— Begin DATA TO USE —

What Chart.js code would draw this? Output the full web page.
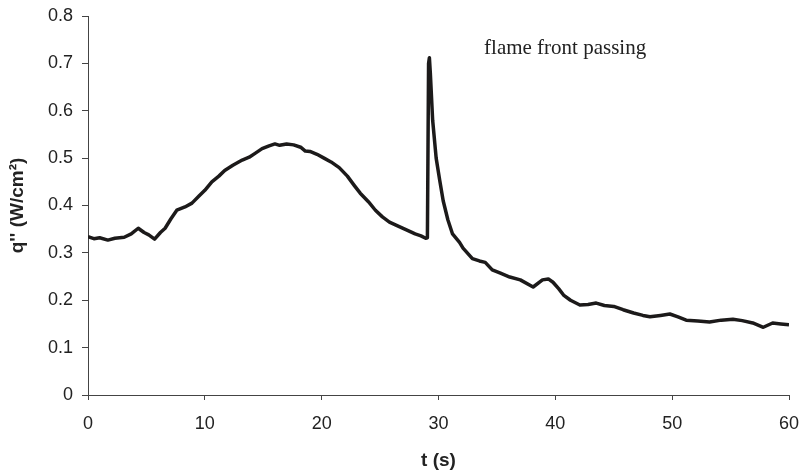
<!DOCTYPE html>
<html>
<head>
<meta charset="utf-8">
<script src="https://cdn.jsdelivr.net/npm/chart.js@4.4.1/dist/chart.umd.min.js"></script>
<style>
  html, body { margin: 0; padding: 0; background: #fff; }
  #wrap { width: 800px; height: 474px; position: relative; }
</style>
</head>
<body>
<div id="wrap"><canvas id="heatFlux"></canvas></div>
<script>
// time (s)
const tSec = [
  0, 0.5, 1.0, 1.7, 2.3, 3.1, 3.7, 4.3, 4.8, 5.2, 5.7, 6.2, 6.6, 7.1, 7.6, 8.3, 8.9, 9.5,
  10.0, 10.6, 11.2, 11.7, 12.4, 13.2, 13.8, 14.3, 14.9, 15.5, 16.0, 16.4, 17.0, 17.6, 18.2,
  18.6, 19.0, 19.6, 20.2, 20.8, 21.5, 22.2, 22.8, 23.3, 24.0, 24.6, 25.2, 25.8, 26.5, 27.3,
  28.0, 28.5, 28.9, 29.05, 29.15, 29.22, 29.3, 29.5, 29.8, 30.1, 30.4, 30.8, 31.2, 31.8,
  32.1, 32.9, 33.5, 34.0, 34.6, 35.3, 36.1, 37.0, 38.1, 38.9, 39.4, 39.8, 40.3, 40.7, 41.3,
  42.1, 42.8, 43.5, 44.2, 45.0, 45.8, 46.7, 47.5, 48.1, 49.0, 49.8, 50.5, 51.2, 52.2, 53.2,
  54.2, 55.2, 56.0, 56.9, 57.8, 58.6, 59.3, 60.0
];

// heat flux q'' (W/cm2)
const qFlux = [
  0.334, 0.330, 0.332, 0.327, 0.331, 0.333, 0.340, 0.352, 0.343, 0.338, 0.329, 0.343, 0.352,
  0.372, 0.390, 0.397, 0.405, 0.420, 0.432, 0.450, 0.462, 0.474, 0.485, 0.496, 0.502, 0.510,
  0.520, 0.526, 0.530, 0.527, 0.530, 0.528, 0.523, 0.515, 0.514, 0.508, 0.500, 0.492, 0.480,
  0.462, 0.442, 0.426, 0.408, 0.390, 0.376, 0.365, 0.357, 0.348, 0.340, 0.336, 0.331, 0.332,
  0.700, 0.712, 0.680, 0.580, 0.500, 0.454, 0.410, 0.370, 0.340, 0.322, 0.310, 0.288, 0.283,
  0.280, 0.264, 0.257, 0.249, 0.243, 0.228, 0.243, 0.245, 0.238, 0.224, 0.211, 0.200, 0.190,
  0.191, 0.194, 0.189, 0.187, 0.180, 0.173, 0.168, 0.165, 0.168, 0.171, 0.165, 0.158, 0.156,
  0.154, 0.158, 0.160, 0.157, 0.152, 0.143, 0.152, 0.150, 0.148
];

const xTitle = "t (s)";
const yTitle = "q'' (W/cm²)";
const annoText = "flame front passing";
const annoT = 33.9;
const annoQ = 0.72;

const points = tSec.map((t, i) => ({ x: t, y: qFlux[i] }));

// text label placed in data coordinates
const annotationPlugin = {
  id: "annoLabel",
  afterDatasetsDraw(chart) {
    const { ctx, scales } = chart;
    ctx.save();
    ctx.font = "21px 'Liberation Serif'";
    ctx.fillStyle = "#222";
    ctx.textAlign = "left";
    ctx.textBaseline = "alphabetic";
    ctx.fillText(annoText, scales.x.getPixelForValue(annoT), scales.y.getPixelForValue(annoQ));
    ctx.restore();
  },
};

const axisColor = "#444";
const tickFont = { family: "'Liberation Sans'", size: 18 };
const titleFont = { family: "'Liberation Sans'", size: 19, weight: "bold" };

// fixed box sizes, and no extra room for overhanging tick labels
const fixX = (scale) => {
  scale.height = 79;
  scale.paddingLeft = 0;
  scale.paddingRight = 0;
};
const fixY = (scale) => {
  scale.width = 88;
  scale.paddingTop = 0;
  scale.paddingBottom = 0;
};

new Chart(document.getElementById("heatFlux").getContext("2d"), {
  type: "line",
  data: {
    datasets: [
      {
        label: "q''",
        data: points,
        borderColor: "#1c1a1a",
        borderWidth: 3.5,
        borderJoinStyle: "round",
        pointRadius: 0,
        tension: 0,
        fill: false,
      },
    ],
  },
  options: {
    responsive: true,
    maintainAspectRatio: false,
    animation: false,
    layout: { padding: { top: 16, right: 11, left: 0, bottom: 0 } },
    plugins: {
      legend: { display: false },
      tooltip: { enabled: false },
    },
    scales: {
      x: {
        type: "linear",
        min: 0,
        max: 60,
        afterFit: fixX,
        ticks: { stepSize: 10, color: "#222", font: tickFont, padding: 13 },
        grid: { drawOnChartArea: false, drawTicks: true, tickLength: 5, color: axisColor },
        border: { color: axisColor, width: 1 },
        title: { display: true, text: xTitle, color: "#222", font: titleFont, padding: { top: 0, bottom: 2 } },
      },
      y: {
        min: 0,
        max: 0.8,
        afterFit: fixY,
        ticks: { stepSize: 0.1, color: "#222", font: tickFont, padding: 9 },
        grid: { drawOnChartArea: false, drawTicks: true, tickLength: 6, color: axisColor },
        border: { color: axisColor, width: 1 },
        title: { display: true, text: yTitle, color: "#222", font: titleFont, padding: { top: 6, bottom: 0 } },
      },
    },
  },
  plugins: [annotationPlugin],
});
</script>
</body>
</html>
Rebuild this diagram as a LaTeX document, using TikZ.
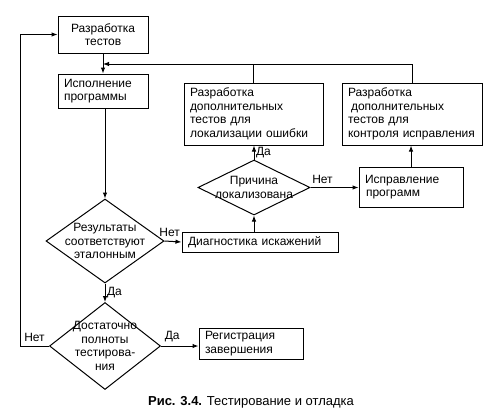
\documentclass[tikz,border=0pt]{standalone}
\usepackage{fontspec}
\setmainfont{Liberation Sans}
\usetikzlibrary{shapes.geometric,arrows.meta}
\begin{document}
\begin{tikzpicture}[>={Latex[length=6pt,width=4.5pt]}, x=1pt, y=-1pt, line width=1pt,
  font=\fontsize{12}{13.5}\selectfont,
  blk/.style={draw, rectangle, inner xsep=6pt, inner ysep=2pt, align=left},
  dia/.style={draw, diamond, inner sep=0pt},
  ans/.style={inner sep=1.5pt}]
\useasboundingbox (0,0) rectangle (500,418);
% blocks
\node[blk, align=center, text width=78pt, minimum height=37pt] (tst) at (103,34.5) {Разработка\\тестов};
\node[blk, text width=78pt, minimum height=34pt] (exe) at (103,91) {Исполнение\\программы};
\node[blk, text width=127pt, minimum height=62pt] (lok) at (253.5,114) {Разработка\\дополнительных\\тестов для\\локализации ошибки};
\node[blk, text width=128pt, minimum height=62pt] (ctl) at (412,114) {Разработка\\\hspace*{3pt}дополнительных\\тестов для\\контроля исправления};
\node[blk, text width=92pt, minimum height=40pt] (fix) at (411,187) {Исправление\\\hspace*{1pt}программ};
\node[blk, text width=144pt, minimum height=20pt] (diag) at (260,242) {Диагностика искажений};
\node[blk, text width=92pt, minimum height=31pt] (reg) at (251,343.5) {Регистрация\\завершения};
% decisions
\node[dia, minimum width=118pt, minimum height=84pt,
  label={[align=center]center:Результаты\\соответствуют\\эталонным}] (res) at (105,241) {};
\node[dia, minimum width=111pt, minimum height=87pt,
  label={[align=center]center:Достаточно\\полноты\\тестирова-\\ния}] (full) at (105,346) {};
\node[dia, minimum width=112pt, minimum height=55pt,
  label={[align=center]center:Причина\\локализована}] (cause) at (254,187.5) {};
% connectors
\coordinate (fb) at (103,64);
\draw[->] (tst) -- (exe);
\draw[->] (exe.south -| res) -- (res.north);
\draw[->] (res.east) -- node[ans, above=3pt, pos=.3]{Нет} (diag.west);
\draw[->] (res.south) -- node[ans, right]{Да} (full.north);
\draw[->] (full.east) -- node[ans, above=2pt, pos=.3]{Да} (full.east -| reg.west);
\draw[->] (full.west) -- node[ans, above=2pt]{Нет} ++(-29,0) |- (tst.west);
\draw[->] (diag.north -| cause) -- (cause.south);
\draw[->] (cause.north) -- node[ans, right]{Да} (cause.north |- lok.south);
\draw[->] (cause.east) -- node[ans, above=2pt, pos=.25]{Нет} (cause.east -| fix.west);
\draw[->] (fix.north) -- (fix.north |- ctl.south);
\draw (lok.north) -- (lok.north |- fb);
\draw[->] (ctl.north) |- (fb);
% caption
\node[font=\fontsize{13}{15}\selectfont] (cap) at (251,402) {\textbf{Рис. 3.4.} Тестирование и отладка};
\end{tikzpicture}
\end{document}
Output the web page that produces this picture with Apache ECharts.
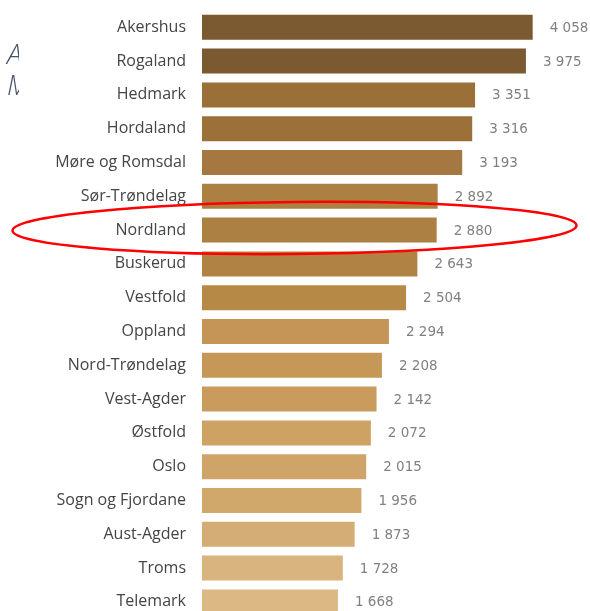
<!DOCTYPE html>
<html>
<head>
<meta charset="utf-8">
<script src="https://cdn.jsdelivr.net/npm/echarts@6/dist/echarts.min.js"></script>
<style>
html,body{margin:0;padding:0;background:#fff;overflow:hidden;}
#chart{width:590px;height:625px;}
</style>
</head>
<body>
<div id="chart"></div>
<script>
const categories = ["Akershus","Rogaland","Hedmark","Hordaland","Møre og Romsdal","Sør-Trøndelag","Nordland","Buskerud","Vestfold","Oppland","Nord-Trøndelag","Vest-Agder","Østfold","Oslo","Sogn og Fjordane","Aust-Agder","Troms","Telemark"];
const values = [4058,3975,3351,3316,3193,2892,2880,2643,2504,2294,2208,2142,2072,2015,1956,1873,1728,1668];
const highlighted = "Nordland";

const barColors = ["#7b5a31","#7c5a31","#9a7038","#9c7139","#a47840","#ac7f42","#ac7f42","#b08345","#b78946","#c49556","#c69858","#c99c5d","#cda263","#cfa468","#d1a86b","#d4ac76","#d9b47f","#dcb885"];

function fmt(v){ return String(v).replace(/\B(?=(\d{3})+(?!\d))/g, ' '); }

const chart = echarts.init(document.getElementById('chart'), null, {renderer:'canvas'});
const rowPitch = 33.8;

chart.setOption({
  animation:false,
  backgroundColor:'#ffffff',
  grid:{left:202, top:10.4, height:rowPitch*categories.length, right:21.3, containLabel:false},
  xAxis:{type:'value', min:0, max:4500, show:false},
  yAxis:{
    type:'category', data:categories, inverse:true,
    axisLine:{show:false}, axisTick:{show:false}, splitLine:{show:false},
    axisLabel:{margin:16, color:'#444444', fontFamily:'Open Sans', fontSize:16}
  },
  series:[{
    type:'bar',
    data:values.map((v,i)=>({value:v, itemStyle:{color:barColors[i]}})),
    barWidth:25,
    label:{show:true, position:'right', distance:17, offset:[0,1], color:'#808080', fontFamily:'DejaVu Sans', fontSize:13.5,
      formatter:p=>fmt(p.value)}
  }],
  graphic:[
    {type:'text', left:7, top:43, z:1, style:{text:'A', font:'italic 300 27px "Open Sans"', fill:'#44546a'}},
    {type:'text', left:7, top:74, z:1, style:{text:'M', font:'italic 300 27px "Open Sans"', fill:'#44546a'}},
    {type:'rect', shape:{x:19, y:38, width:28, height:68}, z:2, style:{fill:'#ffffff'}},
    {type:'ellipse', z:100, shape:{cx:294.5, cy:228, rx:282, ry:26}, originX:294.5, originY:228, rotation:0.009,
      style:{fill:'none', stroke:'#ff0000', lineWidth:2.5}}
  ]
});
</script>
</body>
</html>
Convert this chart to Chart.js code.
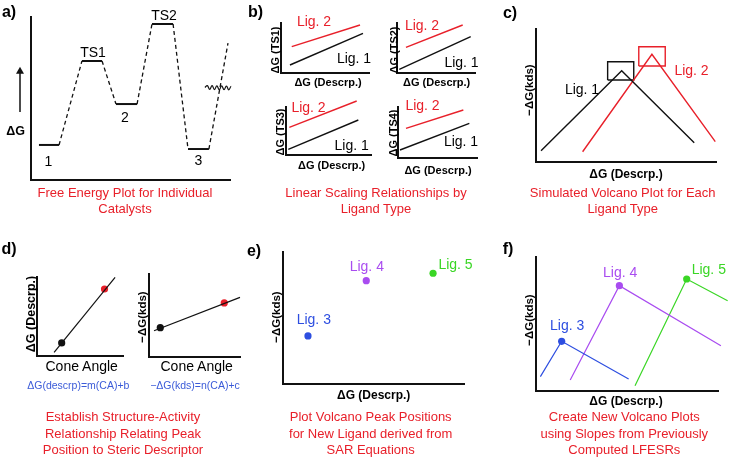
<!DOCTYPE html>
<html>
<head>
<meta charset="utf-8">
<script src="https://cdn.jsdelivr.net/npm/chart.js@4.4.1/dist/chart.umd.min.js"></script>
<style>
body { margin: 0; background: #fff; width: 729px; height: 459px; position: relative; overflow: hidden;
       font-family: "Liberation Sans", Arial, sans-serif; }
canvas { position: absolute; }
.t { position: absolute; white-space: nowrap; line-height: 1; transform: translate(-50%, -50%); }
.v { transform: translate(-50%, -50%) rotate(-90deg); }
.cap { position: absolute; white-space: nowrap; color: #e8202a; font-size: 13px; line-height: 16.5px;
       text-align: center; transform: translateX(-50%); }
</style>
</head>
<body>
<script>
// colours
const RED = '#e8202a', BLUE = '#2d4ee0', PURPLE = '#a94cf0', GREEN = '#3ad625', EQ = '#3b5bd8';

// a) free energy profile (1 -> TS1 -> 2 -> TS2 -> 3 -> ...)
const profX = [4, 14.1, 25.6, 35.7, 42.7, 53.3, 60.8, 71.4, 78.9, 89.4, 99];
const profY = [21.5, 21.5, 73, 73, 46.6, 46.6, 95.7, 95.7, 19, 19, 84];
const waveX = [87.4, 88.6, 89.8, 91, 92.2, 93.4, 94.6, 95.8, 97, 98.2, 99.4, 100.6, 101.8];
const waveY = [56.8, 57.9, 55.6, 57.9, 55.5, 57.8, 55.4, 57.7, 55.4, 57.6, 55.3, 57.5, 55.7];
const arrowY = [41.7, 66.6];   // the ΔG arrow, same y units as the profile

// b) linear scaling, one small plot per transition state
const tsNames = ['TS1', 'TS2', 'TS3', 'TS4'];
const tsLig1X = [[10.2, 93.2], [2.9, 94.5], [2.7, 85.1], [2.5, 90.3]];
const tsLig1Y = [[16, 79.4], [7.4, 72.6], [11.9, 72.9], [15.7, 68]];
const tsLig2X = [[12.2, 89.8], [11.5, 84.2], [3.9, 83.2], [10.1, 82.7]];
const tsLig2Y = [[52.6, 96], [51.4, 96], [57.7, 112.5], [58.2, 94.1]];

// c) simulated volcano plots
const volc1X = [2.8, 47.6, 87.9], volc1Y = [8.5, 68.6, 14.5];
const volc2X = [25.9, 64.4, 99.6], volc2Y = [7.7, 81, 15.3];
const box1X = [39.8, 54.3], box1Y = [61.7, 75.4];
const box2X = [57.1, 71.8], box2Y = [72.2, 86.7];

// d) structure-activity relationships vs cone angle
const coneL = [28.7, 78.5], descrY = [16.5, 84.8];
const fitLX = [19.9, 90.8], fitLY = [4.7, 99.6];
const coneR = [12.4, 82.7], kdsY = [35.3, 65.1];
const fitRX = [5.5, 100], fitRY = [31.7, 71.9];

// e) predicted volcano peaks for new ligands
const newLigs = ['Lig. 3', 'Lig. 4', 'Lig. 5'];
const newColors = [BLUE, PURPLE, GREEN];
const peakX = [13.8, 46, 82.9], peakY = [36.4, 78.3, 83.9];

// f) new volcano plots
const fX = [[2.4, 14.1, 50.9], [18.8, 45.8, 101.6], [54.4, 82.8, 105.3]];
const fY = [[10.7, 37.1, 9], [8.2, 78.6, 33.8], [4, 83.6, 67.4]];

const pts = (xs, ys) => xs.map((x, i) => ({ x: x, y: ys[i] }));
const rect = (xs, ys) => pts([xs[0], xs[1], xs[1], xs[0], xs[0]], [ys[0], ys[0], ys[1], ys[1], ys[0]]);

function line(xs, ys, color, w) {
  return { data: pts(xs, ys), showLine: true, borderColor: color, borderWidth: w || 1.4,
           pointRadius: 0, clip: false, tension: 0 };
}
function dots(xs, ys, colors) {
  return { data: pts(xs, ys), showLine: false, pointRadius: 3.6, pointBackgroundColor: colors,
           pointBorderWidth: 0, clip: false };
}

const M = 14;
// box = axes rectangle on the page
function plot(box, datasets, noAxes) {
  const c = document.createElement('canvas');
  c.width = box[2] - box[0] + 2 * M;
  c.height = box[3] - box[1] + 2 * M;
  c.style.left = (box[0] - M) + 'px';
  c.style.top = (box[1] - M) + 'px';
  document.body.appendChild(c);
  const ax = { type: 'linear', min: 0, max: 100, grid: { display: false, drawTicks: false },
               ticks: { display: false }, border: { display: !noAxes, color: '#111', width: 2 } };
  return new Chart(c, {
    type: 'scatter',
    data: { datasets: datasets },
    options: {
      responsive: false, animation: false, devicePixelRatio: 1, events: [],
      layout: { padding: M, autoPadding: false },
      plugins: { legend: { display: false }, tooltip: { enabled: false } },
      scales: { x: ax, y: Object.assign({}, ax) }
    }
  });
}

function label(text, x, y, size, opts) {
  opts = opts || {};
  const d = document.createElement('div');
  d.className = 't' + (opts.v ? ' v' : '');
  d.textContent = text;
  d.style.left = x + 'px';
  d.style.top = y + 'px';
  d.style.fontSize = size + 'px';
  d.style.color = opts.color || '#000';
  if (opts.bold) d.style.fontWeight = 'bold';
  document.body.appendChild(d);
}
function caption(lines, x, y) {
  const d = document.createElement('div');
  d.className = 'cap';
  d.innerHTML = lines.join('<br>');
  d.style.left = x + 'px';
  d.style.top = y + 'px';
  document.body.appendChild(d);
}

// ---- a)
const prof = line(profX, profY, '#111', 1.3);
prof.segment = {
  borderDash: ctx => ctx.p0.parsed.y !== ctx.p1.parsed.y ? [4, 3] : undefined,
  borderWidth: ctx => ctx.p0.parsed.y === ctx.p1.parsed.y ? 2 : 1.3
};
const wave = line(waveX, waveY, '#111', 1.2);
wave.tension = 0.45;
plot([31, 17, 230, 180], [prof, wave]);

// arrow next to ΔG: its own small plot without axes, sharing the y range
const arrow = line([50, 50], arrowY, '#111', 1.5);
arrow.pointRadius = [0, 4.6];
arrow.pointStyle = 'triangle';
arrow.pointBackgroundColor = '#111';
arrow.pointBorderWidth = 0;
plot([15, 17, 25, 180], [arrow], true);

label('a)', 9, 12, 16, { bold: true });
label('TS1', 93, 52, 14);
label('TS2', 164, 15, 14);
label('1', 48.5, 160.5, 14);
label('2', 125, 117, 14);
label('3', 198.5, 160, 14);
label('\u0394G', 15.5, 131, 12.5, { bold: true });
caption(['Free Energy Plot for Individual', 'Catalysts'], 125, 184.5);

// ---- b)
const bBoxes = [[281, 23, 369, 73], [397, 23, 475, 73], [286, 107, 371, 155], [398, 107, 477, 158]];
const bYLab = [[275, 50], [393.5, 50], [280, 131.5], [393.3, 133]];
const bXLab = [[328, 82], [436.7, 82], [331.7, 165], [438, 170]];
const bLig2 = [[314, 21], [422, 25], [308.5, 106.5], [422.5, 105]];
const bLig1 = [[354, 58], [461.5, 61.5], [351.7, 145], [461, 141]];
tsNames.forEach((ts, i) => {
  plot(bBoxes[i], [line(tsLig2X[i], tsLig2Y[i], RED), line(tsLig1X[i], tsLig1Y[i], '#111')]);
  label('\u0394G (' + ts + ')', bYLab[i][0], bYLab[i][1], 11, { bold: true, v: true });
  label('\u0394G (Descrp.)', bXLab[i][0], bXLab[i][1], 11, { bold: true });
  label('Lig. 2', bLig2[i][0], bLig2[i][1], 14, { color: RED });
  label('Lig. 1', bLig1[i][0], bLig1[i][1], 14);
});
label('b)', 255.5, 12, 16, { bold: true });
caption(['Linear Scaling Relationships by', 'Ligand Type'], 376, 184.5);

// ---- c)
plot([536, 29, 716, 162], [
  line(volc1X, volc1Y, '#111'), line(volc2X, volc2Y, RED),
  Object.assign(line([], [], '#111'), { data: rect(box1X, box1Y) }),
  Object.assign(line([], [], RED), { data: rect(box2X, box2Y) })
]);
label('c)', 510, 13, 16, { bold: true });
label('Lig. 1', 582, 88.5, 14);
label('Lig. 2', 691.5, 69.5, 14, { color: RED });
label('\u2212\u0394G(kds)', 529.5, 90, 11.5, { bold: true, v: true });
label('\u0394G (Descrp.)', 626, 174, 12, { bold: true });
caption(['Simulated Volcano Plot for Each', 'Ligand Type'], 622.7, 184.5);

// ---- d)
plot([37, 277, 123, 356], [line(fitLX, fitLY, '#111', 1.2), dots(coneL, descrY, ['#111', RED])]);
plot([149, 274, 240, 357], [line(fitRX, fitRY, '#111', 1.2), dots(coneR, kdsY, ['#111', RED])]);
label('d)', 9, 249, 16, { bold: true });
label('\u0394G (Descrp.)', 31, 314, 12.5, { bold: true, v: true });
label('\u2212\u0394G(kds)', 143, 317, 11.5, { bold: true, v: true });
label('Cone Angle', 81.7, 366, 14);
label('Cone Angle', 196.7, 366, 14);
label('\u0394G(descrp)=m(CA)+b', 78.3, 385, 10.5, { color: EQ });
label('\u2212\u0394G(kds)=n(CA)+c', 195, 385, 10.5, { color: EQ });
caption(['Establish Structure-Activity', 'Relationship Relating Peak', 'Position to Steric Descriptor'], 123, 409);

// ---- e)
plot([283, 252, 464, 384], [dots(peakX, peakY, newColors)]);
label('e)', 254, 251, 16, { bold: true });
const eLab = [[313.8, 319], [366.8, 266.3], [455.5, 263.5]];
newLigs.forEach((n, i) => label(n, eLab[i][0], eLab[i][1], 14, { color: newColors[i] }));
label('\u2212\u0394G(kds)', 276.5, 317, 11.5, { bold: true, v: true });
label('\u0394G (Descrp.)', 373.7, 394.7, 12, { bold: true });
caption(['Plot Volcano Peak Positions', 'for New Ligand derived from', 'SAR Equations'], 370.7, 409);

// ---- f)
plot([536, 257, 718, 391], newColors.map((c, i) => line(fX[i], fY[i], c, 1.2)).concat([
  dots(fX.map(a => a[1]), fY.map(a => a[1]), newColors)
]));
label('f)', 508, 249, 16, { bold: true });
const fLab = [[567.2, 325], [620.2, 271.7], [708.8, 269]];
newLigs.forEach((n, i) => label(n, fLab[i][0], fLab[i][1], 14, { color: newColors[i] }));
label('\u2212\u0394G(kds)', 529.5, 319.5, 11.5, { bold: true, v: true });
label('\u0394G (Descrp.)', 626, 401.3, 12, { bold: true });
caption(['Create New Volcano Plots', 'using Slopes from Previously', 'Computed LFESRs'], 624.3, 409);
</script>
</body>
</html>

— End DATA TO USE —

• **WHAT YOU WILL DO**
Your copy should hold only the lines from the one containing "Convert this chart to Chart.js code." through the one containing "const RED = '#e8202a', BLUE", word for word, with no pictures.

• **COMPLETE ANSWER**
Convert this chart to Chart.js code.
<!DOCTYPE html>
<html>
<head>
<meta charset="utf-8">
<script src="https://cdn.jsdelivr.net/npm/chart.js@4.4.1/dist/chart.umd.min.js"></script>
<style>
body { margin: 0; background: #fff; width: 729px; height: 459px; position: relative; overflow: hidden;
       font-family: "Liberation Sans", Arial, sans-serif; }
canvas { position: absolute; }
.t { position: absolute; white-space: nowrap; line-height: 1; transform: translate(-50%, -50%); }
.v { transform: translate(-50%, -50%) rotate(-90deg); }
.cap { position: absolute; white-space: nowrap; color: #e8202a; font-size: 13px; line-height: 16.5px;
       text-align: center; transform: translateX(-50%); }
</style>
</head>
<body>
<script>
// colours
const RED = '#e8202a', BLUE = '#2d4ee0', PURPLE = '#a94cf0', GREEN = '#3ad625', EQ = '#3b5bd8';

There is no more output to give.